Diese Rückbesinnung auf das Erste Vatikanum ist nicht allein Benedikt XVI. zuzuschreiben, sie setzte bereits im Pontifikat von Johannes Paul II. an. Paradigmatisch hierfür sieht Neuner die Einführung des neuen Codex Iuris Canonici (CIC) im Jahr 1983. Hierbei merkt Neuner an, dass der Codex die Ekklesiologie des Zweiten Vatikanums nur sehr marginal rezipiere, während ein Großteil der Gesetztexte noch immer mit dem Geruch des Ersten Vatikanischen Konzils behaftet sei. Vor allem bei die "Festschreibung der päpstlichen Vollmacht im CIC von 1983 hat in der kirchenrechtlichen Diskussion bis zu der These geführt, dass die Aussagen des Zweiten Vatikanums ausgehend vom Jurisdiktionsprimat interpretiert werden müssen.“ Dahingehend attestiert Neuner dem Codex, die Dogmen des Ersten Vatikanums unverändert und eben nicht vom Standpunkt des Zweiten Vatikaums aus interpretiert übernommen zu haben.
Auch die Auseinandersetzung mit der Theologie der Befreiung, die mit harten Verurteilungen seitens der Glaubenskongregation endete, lassen sich gemäß Neuner als Rezeption des Ersten Vatikanischen Konzils lesen. Hier offenbarte sich ein harsches Vorgehen gegen eine Theologie, die bewusst kontextuell verhaftet ist. Dies stand in unauflöslicher Spannung zur Annahme, dass Glaubenswahrheiten "überzeitlich und überkulturell verbindlich" zu achten sind.
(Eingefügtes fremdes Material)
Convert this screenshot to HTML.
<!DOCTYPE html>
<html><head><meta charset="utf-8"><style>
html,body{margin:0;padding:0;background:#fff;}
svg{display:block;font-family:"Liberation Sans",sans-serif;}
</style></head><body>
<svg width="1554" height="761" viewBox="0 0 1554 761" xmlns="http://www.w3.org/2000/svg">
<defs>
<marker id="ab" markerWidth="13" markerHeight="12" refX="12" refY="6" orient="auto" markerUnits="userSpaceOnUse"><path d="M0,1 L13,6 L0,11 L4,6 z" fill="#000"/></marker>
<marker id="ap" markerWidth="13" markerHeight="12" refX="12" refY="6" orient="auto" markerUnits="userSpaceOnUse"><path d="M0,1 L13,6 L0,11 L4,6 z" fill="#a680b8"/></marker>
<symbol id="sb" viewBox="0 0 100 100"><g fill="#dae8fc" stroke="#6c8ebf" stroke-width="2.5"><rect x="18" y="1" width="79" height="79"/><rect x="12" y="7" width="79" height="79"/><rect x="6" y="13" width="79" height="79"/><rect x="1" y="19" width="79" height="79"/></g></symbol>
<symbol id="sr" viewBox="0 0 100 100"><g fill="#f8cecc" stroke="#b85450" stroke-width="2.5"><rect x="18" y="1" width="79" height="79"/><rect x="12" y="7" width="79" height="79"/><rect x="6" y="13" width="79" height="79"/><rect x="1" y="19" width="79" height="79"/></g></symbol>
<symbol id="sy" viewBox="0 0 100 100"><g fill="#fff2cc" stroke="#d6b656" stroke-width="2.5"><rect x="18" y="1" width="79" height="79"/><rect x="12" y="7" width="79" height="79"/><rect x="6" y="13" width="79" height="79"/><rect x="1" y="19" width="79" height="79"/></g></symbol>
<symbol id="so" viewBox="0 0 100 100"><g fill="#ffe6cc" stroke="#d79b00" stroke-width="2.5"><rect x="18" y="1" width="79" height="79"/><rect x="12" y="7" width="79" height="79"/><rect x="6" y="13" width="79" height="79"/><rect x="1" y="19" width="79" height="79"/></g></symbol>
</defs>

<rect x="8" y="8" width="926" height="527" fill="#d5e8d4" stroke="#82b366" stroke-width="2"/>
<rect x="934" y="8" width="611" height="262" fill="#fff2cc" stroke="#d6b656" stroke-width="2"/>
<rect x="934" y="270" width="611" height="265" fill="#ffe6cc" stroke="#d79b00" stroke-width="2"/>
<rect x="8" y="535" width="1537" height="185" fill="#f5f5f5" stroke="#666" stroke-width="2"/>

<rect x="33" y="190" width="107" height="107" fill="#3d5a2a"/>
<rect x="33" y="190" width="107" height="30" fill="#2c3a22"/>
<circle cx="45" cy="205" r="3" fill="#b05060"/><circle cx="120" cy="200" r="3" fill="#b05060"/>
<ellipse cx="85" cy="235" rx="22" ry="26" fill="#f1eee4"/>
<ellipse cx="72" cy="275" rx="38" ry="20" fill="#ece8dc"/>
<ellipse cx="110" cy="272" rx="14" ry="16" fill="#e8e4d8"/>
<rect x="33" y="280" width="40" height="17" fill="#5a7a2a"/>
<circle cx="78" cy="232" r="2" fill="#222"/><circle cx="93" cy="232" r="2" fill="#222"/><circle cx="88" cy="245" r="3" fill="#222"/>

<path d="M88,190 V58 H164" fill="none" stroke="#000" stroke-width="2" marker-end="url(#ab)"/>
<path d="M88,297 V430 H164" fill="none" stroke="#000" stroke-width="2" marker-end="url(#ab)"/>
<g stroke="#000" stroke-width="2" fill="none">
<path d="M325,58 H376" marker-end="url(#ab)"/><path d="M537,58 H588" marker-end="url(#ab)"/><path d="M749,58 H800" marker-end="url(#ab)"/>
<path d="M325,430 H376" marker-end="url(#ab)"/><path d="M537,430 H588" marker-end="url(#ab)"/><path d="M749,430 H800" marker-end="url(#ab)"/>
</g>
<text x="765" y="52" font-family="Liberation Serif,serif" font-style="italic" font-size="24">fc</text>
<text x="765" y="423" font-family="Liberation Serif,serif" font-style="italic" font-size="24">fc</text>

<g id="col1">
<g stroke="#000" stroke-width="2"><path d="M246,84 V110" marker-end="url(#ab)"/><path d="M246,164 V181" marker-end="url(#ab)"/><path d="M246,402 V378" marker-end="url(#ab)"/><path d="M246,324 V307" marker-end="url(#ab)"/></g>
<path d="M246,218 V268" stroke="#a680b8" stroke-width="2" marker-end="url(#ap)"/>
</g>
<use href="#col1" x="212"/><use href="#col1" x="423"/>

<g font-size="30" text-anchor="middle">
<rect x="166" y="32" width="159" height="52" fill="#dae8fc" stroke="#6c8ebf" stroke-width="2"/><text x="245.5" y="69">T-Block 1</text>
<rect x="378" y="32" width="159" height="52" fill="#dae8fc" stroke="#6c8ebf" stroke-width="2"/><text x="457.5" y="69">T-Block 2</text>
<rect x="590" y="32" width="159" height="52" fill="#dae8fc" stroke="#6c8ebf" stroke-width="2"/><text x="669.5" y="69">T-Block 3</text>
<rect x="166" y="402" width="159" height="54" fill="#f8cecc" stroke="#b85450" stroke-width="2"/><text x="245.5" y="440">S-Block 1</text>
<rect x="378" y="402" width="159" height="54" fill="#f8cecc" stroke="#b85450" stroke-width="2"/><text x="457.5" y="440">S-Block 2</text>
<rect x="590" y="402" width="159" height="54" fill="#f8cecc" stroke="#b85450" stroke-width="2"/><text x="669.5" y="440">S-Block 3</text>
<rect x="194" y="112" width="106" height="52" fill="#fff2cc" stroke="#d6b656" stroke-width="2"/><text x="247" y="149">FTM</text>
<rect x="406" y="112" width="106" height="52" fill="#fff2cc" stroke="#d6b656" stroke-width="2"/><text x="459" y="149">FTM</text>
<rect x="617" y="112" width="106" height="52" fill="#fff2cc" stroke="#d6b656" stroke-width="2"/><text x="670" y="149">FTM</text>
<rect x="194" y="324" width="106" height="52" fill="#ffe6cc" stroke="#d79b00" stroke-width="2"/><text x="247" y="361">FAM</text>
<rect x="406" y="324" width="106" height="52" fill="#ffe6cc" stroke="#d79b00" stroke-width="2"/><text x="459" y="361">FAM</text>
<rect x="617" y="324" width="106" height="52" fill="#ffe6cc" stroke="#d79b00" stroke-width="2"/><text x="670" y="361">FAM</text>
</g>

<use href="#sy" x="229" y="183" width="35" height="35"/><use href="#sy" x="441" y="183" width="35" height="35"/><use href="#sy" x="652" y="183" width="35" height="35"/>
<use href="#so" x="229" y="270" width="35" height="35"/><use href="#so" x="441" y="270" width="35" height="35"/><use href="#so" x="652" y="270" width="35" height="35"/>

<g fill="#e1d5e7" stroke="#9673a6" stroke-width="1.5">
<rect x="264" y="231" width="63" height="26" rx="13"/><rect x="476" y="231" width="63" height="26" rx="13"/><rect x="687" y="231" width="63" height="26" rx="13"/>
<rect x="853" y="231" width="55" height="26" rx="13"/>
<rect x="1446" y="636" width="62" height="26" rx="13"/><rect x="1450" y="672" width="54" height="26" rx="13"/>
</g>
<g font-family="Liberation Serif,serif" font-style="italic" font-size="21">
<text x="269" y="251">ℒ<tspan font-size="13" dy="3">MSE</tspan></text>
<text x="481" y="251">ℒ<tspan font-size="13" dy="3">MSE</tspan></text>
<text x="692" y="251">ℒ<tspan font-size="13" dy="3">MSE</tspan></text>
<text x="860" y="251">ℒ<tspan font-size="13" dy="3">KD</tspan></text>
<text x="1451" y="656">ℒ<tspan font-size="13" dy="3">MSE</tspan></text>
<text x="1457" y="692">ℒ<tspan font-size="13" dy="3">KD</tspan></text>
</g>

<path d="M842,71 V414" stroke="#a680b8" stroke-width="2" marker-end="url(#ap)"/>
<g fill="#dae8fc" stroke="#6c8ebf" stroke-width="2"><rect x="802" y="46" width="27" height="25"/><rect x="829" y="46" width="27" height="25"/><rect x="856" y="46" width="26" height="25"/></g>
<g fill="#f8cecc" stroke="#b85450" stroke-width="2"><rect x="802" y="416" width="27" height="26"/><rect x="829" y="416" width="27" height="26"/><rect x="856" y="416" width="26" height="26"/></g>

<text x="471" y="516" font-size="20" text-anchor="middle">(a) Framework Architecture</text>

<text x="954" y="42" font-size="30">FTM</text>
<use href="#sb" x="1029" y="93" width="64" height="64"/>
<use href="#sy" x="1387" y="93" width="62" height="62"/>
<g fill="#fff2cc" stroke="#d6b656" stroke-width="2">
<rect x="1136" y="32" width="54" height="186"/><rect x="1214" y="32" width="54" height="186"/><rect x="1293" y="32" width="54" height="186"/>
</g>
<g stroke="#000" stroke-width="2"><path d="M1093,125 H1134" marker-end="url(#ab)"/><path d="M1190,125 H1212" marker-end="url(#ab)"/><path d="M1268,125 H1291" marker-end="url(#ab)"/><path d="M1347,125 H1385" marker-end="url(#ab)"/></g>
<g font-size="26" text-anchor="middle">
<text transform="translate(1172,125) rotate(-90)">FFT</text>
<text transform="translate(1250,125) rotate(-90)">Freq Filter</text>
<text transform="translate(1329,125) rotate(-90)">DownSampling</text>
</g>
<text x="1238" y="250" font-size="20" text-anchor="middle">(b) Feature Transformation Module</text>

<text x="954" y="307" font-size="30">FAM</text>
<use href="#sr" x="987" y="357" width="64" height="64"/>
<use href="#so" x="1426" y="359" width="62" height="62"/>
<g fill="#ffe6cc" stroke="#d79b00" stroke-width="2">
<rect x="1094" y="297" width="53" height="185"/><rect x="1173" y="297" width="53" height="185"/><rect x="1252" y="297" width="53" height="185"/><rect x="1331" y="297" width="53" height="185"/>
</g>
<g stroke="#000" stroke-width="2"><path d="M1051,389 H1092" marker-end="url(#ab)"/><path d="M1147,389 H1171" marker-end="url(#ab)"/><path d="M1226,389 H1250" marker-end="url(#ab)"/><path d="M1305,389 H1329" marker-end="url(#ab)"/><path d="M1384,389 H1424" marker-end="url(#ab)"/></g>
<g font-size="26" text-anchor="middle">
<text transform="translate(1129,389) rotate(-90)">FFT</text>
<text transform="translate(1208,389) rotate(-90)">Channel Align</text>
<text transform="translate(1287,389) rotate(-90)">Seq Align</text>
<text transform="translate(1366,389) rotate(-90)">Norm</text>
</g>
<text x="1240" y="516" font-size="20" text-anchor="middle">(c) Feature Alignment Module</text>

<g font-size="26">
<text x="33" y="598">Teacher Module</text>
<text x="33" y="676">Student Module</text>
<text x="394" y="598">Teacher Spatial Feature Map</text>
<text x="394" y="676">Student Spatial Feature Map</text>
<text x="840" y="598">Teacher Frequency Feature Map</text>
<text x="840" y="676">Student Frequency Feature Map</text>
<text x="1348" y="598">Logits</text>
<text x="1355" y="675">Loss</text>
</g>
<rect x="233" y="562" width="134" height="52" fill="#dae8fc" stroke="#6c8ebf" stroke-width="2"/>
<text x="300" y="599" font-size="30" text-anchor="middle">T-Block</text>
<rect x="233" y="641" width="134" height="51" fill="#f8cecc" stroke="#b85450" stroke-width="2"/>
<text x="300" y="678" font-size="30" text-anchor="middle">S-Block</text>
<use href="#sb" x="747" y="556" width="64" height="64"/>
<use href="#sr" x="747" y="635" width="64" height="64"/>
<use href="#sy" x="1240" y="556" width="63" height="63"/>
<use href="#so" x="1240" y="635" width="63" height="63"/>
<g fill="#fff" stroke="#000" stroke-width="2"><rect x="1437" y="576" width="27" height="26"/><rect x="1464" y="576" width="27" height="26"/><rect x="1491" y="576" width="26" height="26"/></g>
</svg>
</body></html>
Eine Einsicht, die auf dem Ersten Vatikanum im Zuge der antimodernistischen Strömungen sehr hohe Beachtung fand.
"Wenn es ernst wird, wirft das Erste Vatikanum nicht nur einen langen Schatten, dann ist es ungebrochen in Kraft, unbeschadet aller Neuansätze des Zweiten Vatikanums": Was Peter Neuner formuliert, scheint sich zumindest in den Pontifikaten der letzten Päpste niedergeschlagen zu haben. Und es findet seinen Ausdruck in einer Ekklesiologie, die sich in den letzten Jahrzehnten mehr und mehr zum Problem auswächst. 150 Jahre nach diesem Konzil bewegt es immer noch die Kirche. Man wird sehen müssen, inwieweit der "synodale Weg" nun fähig ist, den Schatten des Ersten Vatikanums zu verlassen.